The same network is available for the missions that follow. 

Independent, autonomous, globally distributed optical sensing is now a structural component of allied space surveillance. It belongs in the operational picture in its own right, alongside the national systems with which it integrates. 

Artemis II was a crewed spacecraft on a nine-day mission to the Moon, transitioning through multiple orbital regimes, deploying secondary payloads, and returning on a constrained re-entry corridor. 

Every phase our network could physically observe, was observed. Every observation was calibrated. 

The resulting record is independent of any single sensor network and integrated through the Cortex platform, and it’s available, in near-real time, to the operators and decision-makers who depend on having more than one source of truth at the moments that matter. 

Three points are worth drawing out for the institutions and operators who will rely on capabilities of this kind in the years ahead: 

Artemis II returned humanity to lunar trajectory.  
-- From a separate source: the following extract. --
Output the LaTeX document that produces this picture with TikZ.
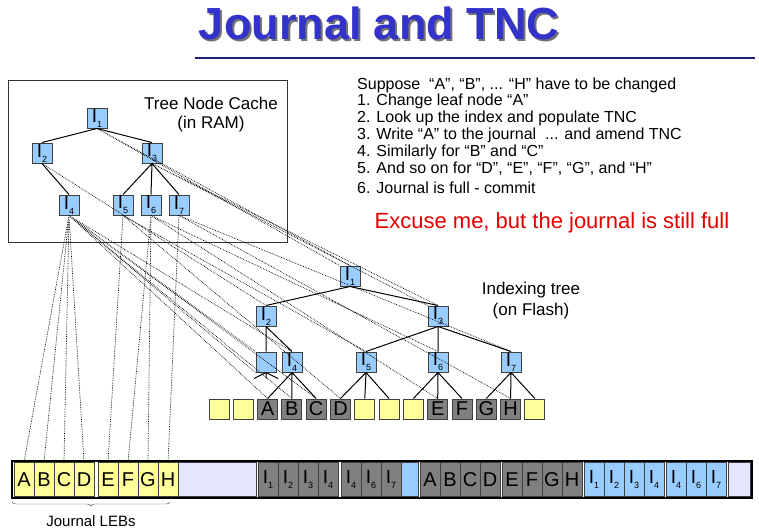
\documentclass[tikz,border=0pt]{standalone}
\usepackage{fontspec}
\setmainfont{Liberation Sans}
\usetikzlibrary{decorations.pathreplacing}
\definecolor{nb}{HTML}{99CCFF}
\definecolor{ly}{HTML}{FFFF99}
\definecolor{lv}{HTML}{E6E6FF}
\definecolor{gr}{HTML}{808080}
\definecolor{tb}{HTML}{3333CC}
\newcommand{\Ix}[1]{\fontsize{19}{19}\selectfont I\raisebox{-5pt}{\fontsize{9}{9}\selectfont #1}}
\tikzset{
 tn/.style={draw=black!75,line width=1pt,fill=nb,minimum width=20pt,minimum height=20pt,inner sep=0pt},
 lf/.style={draw=black!75,line width=1pt,fill=#1,minimum width=20pt,minimum height=20pt,inner sep=0pt,font=\fontsize{20}{20}\selectfont},
 cl/.style={draw=black!75,line width=1pt,fill=#1,minimum width=20pt,minimum height=34pt,inner sep=0pt,font=\fontsize{20}{20}\selectfont},
 dl/.style={densely dotted,line width=0.7pt},
 tx/.style={font=\fontsize{16}{18}\selectfont,anchor=west,inner sep=0pt},
 tl/.style={line width=1pt}
}
\begin{document}
\begin{tikzpicture}[x=1pt,y=-1pt]
\useasboundingbox (0,0) rectangle (759,530);
\node[text=black!55] at (381,25) {\fontsize{45}{45}\selectfont\bfseries Journal and TNC};
\node (title) [text=tb] at (379,23) {\fontsize{45}{45}\selectfont\bfseries Journal and TNC};
\draw[tb!60!black,line width=1.5pt] (195,58) -- (755,58);
% TNC box
\draw[black!80,line width=1pt] (8,80) rectangle (287,242);
\node at (211,103) {\fontsize{17}{17}\selectfont Tree Node Cache};
\node at (211,124) {\fontsize{17}{17}\selectfont (in RAM)};
\node[tn] (c1) at (97,118) {\Ix1};
\node[tn] (c2) at (42,153) {\Ix2};
\node[tn] (c3) at (152,153) {\Ix3};
\node[tn] (c4) at (69,205) {\Ix4};
\node[tn] (c5) at (123,205) {\Ix5};
\node[tn] (c6) at (151,205) {\Ix6};
\node[tn] (c7) at (179,205) {\Ix7};
\draw[tl] (c1.south) -- (c2.north) (c1.south) -- (c3.north) (c2.south) -- (c4.north)
 (c3.south) -- (c5.north) (c3.south) -- (c6.north) (c3.south) -- (c7.north);
% text
\node[tx] at (357,85) {Suppose ~“A”, “B”, ... “H” have to be changed};
\node[tx] at (357,101) {1. Change leaf node “A”};
\node[tx] at (357,118) {2. Look up the index and populate TNC};
\node[tx] at (357,135) {3. Write “A” to the journal ~... and amend TNC};
\node[tx] at (357,152) {4. Similarly for “B” and “C”};
\node[tx] at (357,169) {5. And so on for “D”, “E”, “F”, “G”, and “H”};
\node[tx] at (357,188) {6. Journal is full - commit};
\node[text=red!90!black] at (552,223) {\fontsize{22}{22}\selectfont Excuse me, but the journal is still full};
\node at (531,290) {\fontsize{17}{17}\selectfont Indexing tree};
\node at (531,311) {\fontsize{17}{17}\selectfont (on Flash)};
% flash tree
\node[tn] (f1) at (350,276) {\Ix1};
\node[tn] (f2) at (266,316) {\Ix2};
\node[tn] (f3) at (438,316) {\Ix3};
\node[tn] (f0) at (266,362) {};
\node[tn] (f4) at (292,362) {\Ix4};
\node[tn] (f5) at (366,362) {\Ix5};
\node[tn] (f6) at (438,362) {\Ix6};
\node[tn] (f7) at (511,362) {\Ix7};
\foreach \i/\c/\t in {1/ly/,2/ly/,3/gr/A,4/gr/B,5/gr/C,6/gr/D,7/ly/,8/ly/,9/ly/,10/gr/E,11/gr/F,12/gr/G,13/gr/H,14/ly/}
  \node[lf=\c] (l\i) at ({219+24.3*(\i-1)},409) {\t};
\draw[tl] (f1.south) -- (f2.north) (f1.south) -- (f3.north) (f2.south) -- (f0.north) (f2.south) -- (f4.north)
 (f3.south) -- (f5.north) (f3.south) -- (f6.north) (f3.south) -- (f7.north)
 (f4.south) -- (l3.north) (f4.south) -- (l4.north) (f4.south) -- (l5.north)
 (f5.south) -- (l6.north) (f5.south) -- (l7.north) (f5.south) -- (l8.north)
 (f6.south) -- (l9.north) (f6.south) -- (l10.north) (f6.south) -- (l11.north)
 (f7.south) -- (l12.north) (f7.south) -- (l13.north) (f7.south) -- (l14.north);
\draw[tl] (f0.south) -- ++(-12,6) (f0.south) -- ++(12,6) (f0.south) -- ++(0,6);
% dotted links TNC -> flash
\draw[dl] (c1.south) -- (f1.north) (c1.south) -- (f1.north west);
\draw[dl] (c2.south) -- (f2.north) (c3.south) -- (f3.north) (c3.south) -- (f3.north west);
\draw[dl] (c4.south) -- (f0.north west) (c4.south) -- (f0.south west) (c4.south) -- (f4.north) (c4.south) -- (l3.north) (c4.south) -- (l4.north) (c4.south) -- (l5.north);
\draw[dl] (c5.south) -- (f5.north) (c5.south) -- (l6.north);
\draw[dl] (c6.south) -- (f6.north) (c6.south) -- (l10.north) (c7.south) -- (f7.north) (c7.south) -- (l13.north);
% bottom strip
\foreach \i/\t in {1/A,2/B,3/C,4/D} \node[cl=ly] (j\i) at ({4+20*\i},479.5) {\t};
\foreach \i/\t in {5/E,6/F,7/G,8/H} \node[cl=ly] (j\i) at ({-14+20*\i+22},479.5) {\t};
\node[draw=black!75,line width=1pt,fill=lv,minimum width=78pt,minimum height=34pt] (e1) at (217,479.5) {};
\foreach \i/\n in {1/1,2/2,3/3,4/4} \node[cl=gr] (g\i) at ({248+20*\i},479.5) {\Ix\n};
\foreach \i/\n in {5/4,6/6,7/7} \node[cl=gr] (g\i) at ({251+20*\i},479.5) {\Ix\n};
\node[cl=nb,minimum width=17pt] (b0) at (409.5,479.5) {};
\foreach \i/\t in {1/A,2/B,3/C,4/D} \node[cl=gr] (h\i) at ({410+20*\i},479.5) {\t};
\foreach \i/\t in {5/E,6/F,7/G,8/H} \node[cl=gr] (h\i) at ({412+20*\i},479.5) {\t};
\foreach \i/\n in {1/1,2/2,3/3,4/4} \node[cl=nb] (k\i) at ({574+20*\i},479.5) {\Ix\n};
\foreach \i/\n in {5/4,6/6,7/7} \node[cl=nb] (k\i) at ({576+20*\i},479.5) {\Ix\n};
\node[draw=black!75,line width=1pt,fill=lv,minimum width=22pt,minimum height=34pt] (e2) at (739,479.5) {};
\draw[line width=2.5pt] (12,461) rectangle (752,498);
% dotted TNC -> journal
\draw[dl] (c4.south) -- (j1.north) (c4.south) -- (j2.north) (c4.south) -- (j3.north) (c4.south) -- (j4.north);
\draw[dl] (c5.south) -- (j5.north) (c6.south) -- (j6.north) (c6.south) -- (j7.north) (c7.south) -- (j8.north);
\draw[decorate,decoration={brace,mirror,amplitude=4pt},black!70] (12,502) -- (170,502);
\node (jl) at (91,521) {\fontsize{15}{15}\selectfont Journal LEBs};
\end{tikzpicture}
\end{document}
The campaign that tracked it carried a parallel message. 

When a national space operations centre needs to confirm an anomaly. When a constellation operator needs a second observation on a conjunction. When a programme office needs to verify the post-burn behaviour of a high-value asset. When an allied command needs to attribute an event in a regime where its own sensors are blind.  

The infrastructure for that confirmation – independent, calibrated, available across the orbital regimes that matter – is operational, in production, and watching.